What is required: Using the entries shown below, output the line containing "What matplotlib code", the line containing "y_ticks = [1, 2, 3, 4]", and every line between them, exactly. Pictures are omitted.

(Charts and diagrams as code)
..........

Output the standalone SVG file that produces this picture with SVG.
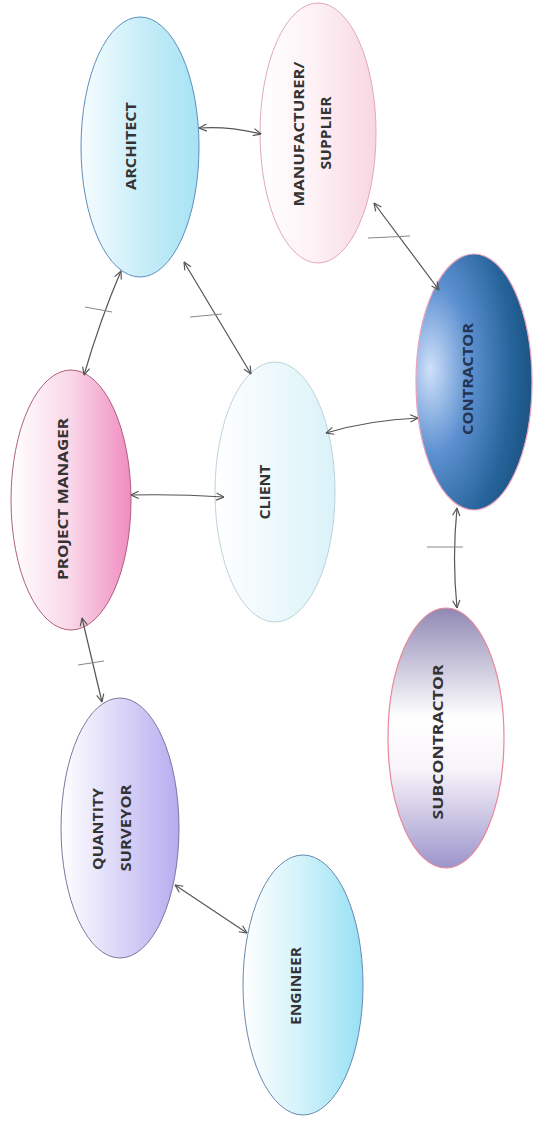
<svg xmlns="http://www.w3.org/2000/svg" width="533" height="1123" viewBox="0 0 533 1123">
<style>
.lbl{font-family:"Open Sans","Liberation Sans",sans-serif;font-weight:bold;font-size:15px;fill:#333;}
.con{fill:none;stroke:#555;stroke-width:1.2;marker-start:url(#ah);marker-end:url(#ah);}
.tick{fill:none;stroke:#888;stroke-width:1;}
</style>
<defs>
<marker id="ah" viewBox="0 0 10 10" refX="9.5" refY="5" markerWidth="9" markerHeight="9" markerUnits="userSpaceOnUse" orient="auto-start-reverse">
<path d="M1,1 L9.5,5 L1,9" fill="none" stroke="#555" stroke-width="1.3"/>
</marker>
<linearGradient id="gArch" x1="0" y1="0" x2="1" y2="0"><stop offset="0" stop-color="#f6fcfe"/><stop offset="0.5" stop-color="#c9eef8"/><stop offset="1" stop-color="#a6e2f4"/></linearGradient>
<linearGradient id="gMan" x1="0" y1="0" x2="1" y2="0"><stop offset="0" stop-color="#ffffff"/><stop offset="0.5" stop-color="#fdf0f4"/><stop offset="1" stop-color="#f7d6e2"/></linearGradient>
<radialGradient id="gCon" cx="0.18" cy="0.45" r="0.95" fx="0.12" fy="0.45"><stop offset="0" stop-color="#cfe0fa"/><stop offset="0.35" stop-color="#5c90d0"/><stop offset="0.7" stop-color="#25649a"/><stop offset="1" stop-color="#164874"/></radialGradient>
<linearGradient id="gCli" x1="0" y1="0" x2="1" y2="0"><stop offset="0" stop-color="#ffffff"/><stop offset="1" stop-color="#daf2f8"/></linearGradient>
<linearGradient id="gPM" x1="0" y1="0" x2="1" y2="0"><stop offset="0" stop-color="#ffffff"/><stop offset="0.5" stop-color="#f9d6e8"/><stop offset="1" stop-color="#f08cc0"/></linearGradient>
<linearGradient id="gSub" x1="0" y1="0" x2="0" y2="1"><stop offset="0" stop-color="#9088b4"/><stop offset="0.42" stop-color="#ffffff"/><stop offset="0.62" stop-color="#f8f4fa"/><stop offset="1" stop-color="#9c94cc"/></linearGradient>
<linearGradient id="gQS" x1="0" y1="0" x2="1" y2="0"><stop offset="0" stop-color="#ffffff"/><stop offset="1" stop-color="#b6acf0"/></linearGradient>
<linearGradient id="gEng" x1="0" y1="0" x2="1" y2="0"><stop offset="0" stop-color="#ffffff"/><stop offset="0.5" stop-color="#d0f2fa"/><stop offset="1" stop-color="#96e0f4"/></linearGradient>
</defs>
<rect width="533" height="1123" fill="#ffffff"/>

<g id="architect">
<ellipse cx="140" cy="147" rx="59" ry="130" fill="url(#gArch)" stroke="#5b8fc0" stroke-width="1"/>
<text class="lbl" text-anchor="middle" textLength="88" lengthAdjust="spacingAndGlyphs" transform="translate(136,146) rotate(-90)">ARCHITECT</text>
</g>
<g id="manufacturer">
<ellipse cx="318" cy="133" rx="58" ry="130" fill="url(#gMan)" stroke="#e2a8b8" stroke-width="1"/>
<text class="lbl" text-anchor="middle" textLength="145" lengthAdjust="spacingAndGlyphs" transform="translate(304,134) rotate(-90)">MANUFACTURER/</text>
<text class="lbl" text-anchor="middle" textLength="73" lengthAdjust="spacingAndGlyphs" transform="translate(331,133) rotate(-90)">SUPPLIER</text>
</g>
<g id="contractor">
<ellipse cx="474" cy="382" rx="58" ry="128" fill="url(#gCon)" stroke="#eaa2bc" stroke-width="1.2"/>
<text class="lbl" style="fill:#243450" text-anchor="middle" textLength="112" lengthAdjust="spacingAndGlyphs" transform="translate(473,379) rotate(-90)">CONTRACTOR</text>
</g>
<g id="client">
<ellipse cx="275" cy="492" rx="60" ry="130" fill="url(#gCli)" stroke="#bcd2de" stroke-width="1"/>
<text class="lbl" text-anchor="middle" textLength="55" lengthAdjust="spacingAndGlyphs" transform="translate(270,492) rotate(-90)">CLIENT</text>
</g>
<g id="project-manager">
<ellipse cx="71" cy="500" rx="60" ry="130" fill="url(#gPM)" stroke="#b0607c" stroke-width="1"/>
<text class="lbl" text-anchor="middle" textLength="162" lengthAdjust="spacingAndGlyphs" transform="translate(68,499) rotate(-90)">PROJECT MANAGER</text>
</g>
<g id="subcontractor">
<ellipse cx="446" cy="738" rx="58" ry="130" fill="url(#gSub)" stroke="#e88898" stroke-width="1.2"/>
<text class="lbl" text-anchor="middle" textLength="155" lengthAdjust="spacingAndGlyphs" transform="translate(443,742) rotate(-90)">SUBCONTRACTOR</text>
</g>
<g id="quantity-surveyor">
<ellipse cx="120" cy="828" rx="59" ry="130" fill="url(#gQS)" stroke="#7a78a0" stroke-width="1"/>
<text class="lbl" text-anchor="middle" textLength="82" lengthAdjust="spacingAndGlyphs" transform="translate(103,829) rotate(-90)">QUANTITY</text>
<text class="lbl" text-anchor="middle" textLength="87" lengthAdjust="spacingAndGlyphs" transform="translate(131,828) rotate(-90)">SURVEYOR</text>
</g>
<g id="engineer">
<ellipse cx="303" cy="985" rx="60" ry="130" fill="url(#gEng)" stroke="#6a88b0" stroke-width="1"/>
<text class="lbl" text-anchor="middle" textLength="78" lengthAdjust="spacingAndGlyphs" transform="translate(301,986) rotate(-90)">ENGINEER</text>
</g>

<g id="connectors">
<path class="con" d="M199,128 Q230,126 261,134"/>
<path class="con" d="M374,203 L439,290"/>
<line class="tick" x1="368" y1="238" x2="410" y2="236"/>
<path class="con" d="M121,271 Q100,320 84,375"/>
<line class="tick" x1="85" y1="307" x2="112" y2="312"/>
<path class="con" d="M184,262 L251,374"/>
<line class="tick" x1="190" y1="317" x2="222" y2="314"/>
<path class="con" d="M418,418 Q370,420 326,433"/>
<path class="con" d="M224,497 Q178,494 131,495"/>
<path class="con" d="M82,618 Q92,660 102,702"/>
<line class="tick" x1="78" y1="665" x2="104" y2="661"/>
<path class="con" d="M457,508 Q452,558 457,608"/>
<line class="tick" x1="427" y1="547" x2="463" y2="547"/>
<path class="con" d="M175,885 L247,933"/>
</g>
</svg>
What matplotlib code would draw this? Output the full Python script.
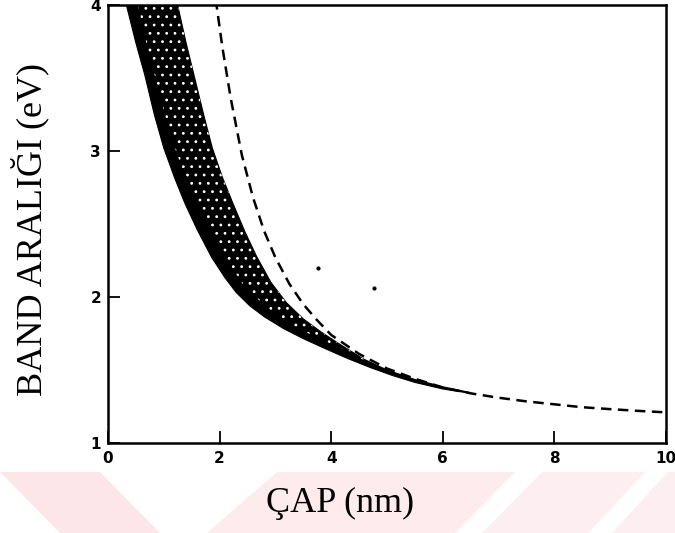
import matplotlib
matplotlib.use("Agg")
import matplotlib.pyplot as plt
from matplotlib.patches import Polygon

# ---- data ----
# dashed curve (diameter nm, band gap eV)
dash_x = [1.93, 2.05, 2.20, 2.40, 2.60, 2.80, 3.00, 3.25, 3.50, 3.75, 4.00, 4.50,
          5.00, 5.50, 6.00, 6.50, 7.00, 7.50, 8.00, 8.50, 9.00, 9.50, 10.0]
dash_y = [4.04, 3.71, 3.36, 2.97, 2.68, 2.45, 2.27, 2.09, 1.95, 1.84, 1.74, 1.61,
          1.51, 1.44, 1.38, 1.34, 1.31, 1.285, 1.265, 1.245, 1.232, 1.22, 1.21]

# dotted band: upper (right) edge
band_up_x = [1.23, 1.40, 1.56, 1.72, 1.87, 2.05, 2.24, 2.45, 2.66, 2.92, 3.20, 3.50,
             3.82, 4.16, 4.58, 5.00, 5.50, 6.00, 6.50]
band_up_y = [4.03, 3.74, 3.49, 3.24, 3.02, 2.82, 2.64, 2.45, 2.28, 2.10, 1.96, 1.85,
             1.76, 1.675, 1.575, 1.50, 1.435, 1.385, 1.345]
# dotted band: lower (left) edge
band_lo_x = [0.31, 0.50, 0.66, 0.83, 1.00, 1.20, 1.38, 1.60, 1.86, 2.10, 2.30, 2.54,
             2.80, 3.14, 3.50, 3.90, 4.30, 4.70, 5.10, 5.50, 6.00, 6.50]
band_lo_y = [4.03, 3.74, 3.52, 3.25, 3.02, 2.81, 2.64, 2.46, 2.27, 2.13, 2.03, 1.94,
             1.865, 1.785, 1.715, 1.645, 1.578, 1.517, 1.462, 1.415, 1.37, 1.34]
# boundary between the solid black strip and the speckled part of the band
core_x = [0.52, 0.70, 0.87, 1.04, 1.20, 1.40, 1.60, 1.84, 2.10, 2.45, 2.90, 3.30,
          3.70, 4.20, 4.58]
core_y = [4.03, 3.72, 3.47, 3.22, 3.02, 2.81, 2.64, 2.45, 2.27, 2.07, 1.91, 1.81,
          1.73, 1.645, 1.568]

# isolated stray points
stray_x = [3.76, 4.77]
stray_y = [2.20, 2.06]

x_ticks = [0, 2, 4, 6, 8, 10]
y_ticks = [1, 2, 3, 4]

W, H = 675, 533
fig = plt.figure(figsize=(W / 100, H / 100), dpi=100)

# faint pink watermark stripes below the plot (pixel coords, top-left origin)
def px(pts):
    return [(x / W, 1 - y / H) for x, y in pts]

stripes = [
    [(0, 472), (100, 472), (160, 533), (60, 533)],
    [(277, 472), (515, 472), (455, 533), (207, 533)],
    [(542, 472), (645, 472), (588, 533), (482, 533)],
    [(668, 472), (675, 472), (675, 533), (612, 533)],
]
cols = ["#fce6ea", "#fdebee", "#fdeef1", "#fdeef1"]
for s, c in zip(stripes, cols):
    fig.patches.append(Polygon(px(s), closed=True, transform=fig.transFigure,
                               facecolor=c, edgecolor="none", zorder=0))

ax = fig.add_axes([108 / W, 1 - 443 / H, (666 - 108) / W, (443 - 5) / H])
ax.set_xlim(0, 10)
ax.set_ylim(1, 4)

# band of dots
poly_x = band_up_x + band_lo_x[::-1]
poly_y = band_up_y + band_lo_y[::-1]
ax.fill(poly_x, poly_y, facecolor="black", edgecolor="black", linewidth=0.8, zorder=2)
plt.rcParams["hatch.linewidth"] = 0.8
n_sp = band_up_x.index(4.58) + 1
sp_x = band_up_x[:n_sp] + core_x[::-1]
sp_y = band_up_y[:n_sp] + core_y[::-1]
ax.fill(sp_x, sp_y, facecolor="none", edgecolor="white", hatch="..", linewidth=0, zorder=3)

# dashed curve
ax.plot(dash_x, dash_y, color="black", lw=1.8, linestyle=(0, (4.2, 2.6)), zorder=4)

ax.scatter(stray_x, stray_y, s=4, color="black", zorder=4)

for sp in ax.spines.values():
    sp.set_linewidth(1.8)
    sp.set_color("black")

tick_font = dict(family=["Liberation Sans Narrow", "DejaVu Sans"], weight="bold", size=11)
ax.set_xticks(x_ticks)
ax.set_yticks(y_ticks)
ax.set_xticklabels([str(v) for v in x_ticks], fontdict=tick_font)
ax.set_yticklabels([str(v) for v in y_ticks], fontdict=tick_font)
ax.tick_params(axis="x", direction="in", length=8.5, width=1.3, pad=6, top=False)
ax.tick_params(axis="y", direction="in", length=8.5, width=1.3, pad=5, right=False)

label_font = dict(family=["Liberation Serif", "DejaVu Serif"], size=26)
fig.text(340 / W, 1 - 503 / H, "ÇAP (nm)", ha="center", va="center", **label_font)
fig.text(30 / W, 1 - 230 / H, "BAND ARALIĞI (eV)", ha="center", va="center",
         rotation=90, **label_font)

fig.savefig("out.png", dpi=100)
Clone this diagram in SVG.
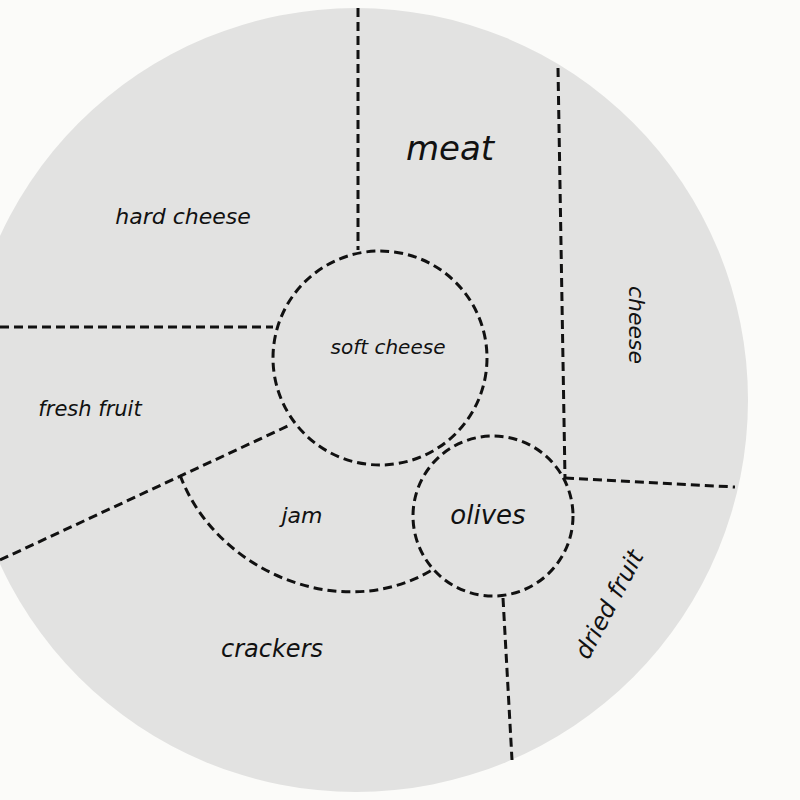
<svg xmlns="http://www.w3.org/2000/svg" width="800" height="800" viewBox="0 0 800 800">
<style>
.d{fill:none;stroke:#111;stroke-width:3;stroke-dasharray:9,5}
.t{font-family:"DejaVu Sans",sans-serif;font-style:italic;fill:#111;text-anchor:middle;dominant-baseline:middle}
</style>
<rect width="800" height="800" fill="#fbfbf9"/>
<circle cx="356" cy="400" r="392" fill="#e2e2e1"/>
<g id="connectors">
<line class="d" x1="358" y1="8" x2="358" y2="250"/>
<line class="d" x1="558" y1="68" x2="565" y2="478"/>
<line class="d" x1="565" y1="478" x2="735" y2="487"/>
<line class="d" x1="0" y1="327" x2="273" y2="327"/>
<line class="d" x1="0" y1="560" x2="290" y2="425"/>
<path class="d" stroke-width="2" d="M180,475 C215,570 340,625 432,570"/>
<line class="d" x1="503" y1="598" x2="512" y2="760"/>
</g>
<g id="soft-cheese"><circle class="d" stroke-width="4" cx="380" cy="358" r="107"/><text class="t" x="388" y="348" font-size="20">soft cheese</text></g>
<g id="olives"><circle class="d" stroke-width="3" cx="493" cy="516" r="80"/><text class="t" x="488" y="516" font-size="26">olives</text></g>
<g id="meat"><text class="t" x="450" y="150" font-size="34">meat</text></g>
<g id="hard-cheese"><text class="t" x="183" y="218" font-size="22">hard cheese</text></g>
<g id="cheese"><text class="t" font-size="22" transform="translate(635,325) rotate(90)">cheese</text></g>
<g id="fresh-fruit"><text class="t" x="90" y="410" font-size="21">fresh fruit</text></g>
<g id="jam"><text class="t" x="302" y="517" font-size="22">jam</text></g>
<g id="crackers"><text class="t" x="272" y="650" font-size="24">crackers</text></g>
<g id="dried-fruit"><text class="t" font-size="24" transform="translate(610,605) rotate(-62)">dried fruit</text></g>
</svg>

..........

Written solution:
What matplotlib code would draw this? Output the full Python script.
import matplotlib
matplotlib.use("Agg")
import matplotlib.pyplot as plt
from matplotlib.patches import Polygon

# ---- data ----
# dashed curve (diameter nm, band gap eV)
dash_x = [1.93, 2.05, 2.20, 2.40, 2.60, 2.80, 3.00, 3.25, 3.50, 3.75, 4.00, 4.50,
          5.00, 5.50, 6.00, 6.50, 7.00, 7.50, 8.00, 8.50, 9.00, 9.50, 10.0]
dash_y = [4.04, 3.71, 3.36, 2.97, 2.68, 2.45, 2.27, 2.09, 1.95, 1.84, 1.74, 1.61,
          1.51, 1.44, 1.38, 1.34, 1.31, 1.285, 1.265, 1.245, 1.232, 1.22, 1.21]

# dotted band: upper (right) edge
band_up_x = [1.23, 1.40, 1.56, 1.72, 1.87, 2.05, 2.24, 2.45, 2.66, 2.92, 3.20, 3.50,
             3.82, 4.16, 4.58, 5.00, 5.50, 6.00, 6.50]
band_up_y = [4.03, 3.74, 3.49, 3.24, 3.02, 2.82, 2.64, 2.45, 2.28, 2.10, 1.96, 1.85,
             1.76, 1.675, 1.575, 1.50, 1.435, 1.385, 1.345]
# dotted band: lower (left) edge
band_lo_x = [0.31, 0.50, 0.66, 0.83, 1.00, 1.20, 1.38, 1.60, 1.86, 2.10, 2.30, 2.54,
             2.80, 3.14, 3.50, 3.90, 4.30, 4.70, 5.10, 5.50, 6.00, 6.50]
band_lo_y = [4.03, 3.74, 3.52, 3.25, 3.02, 2.81, 2.64, 2.46, 2.27, 2.13, 2.03, 1.94,
             1.865, 1.785, 1.715, 1.645, 1.578, 1.517, 1.462, 1.415, 1.37, 1.34]
# boundary between the solid black strip and the speckled part of the band
core_x = [0.52, 0.70, 0.87, 1.04, 1.20, 1.40, 1.60, 1.84, 2.10, 2.45, 2.90, 3.30,
          3.70, 4.20, 4.58]
core_y = [4.03, 3.72, 3.47, 3.22, 3.02, 2.81, 2.64, 2.45, 2.27, 2.07, 1.91, 1.81,
          1.73, 1.645, 1.568]

# isolated stray points
stray_x = [3.76, 4.77]
stray_y = [2.20, 2.06]

x_ticks = [0, 2, 4, 6, 8, 10]
y_ticks = [1, 2, 3, 4]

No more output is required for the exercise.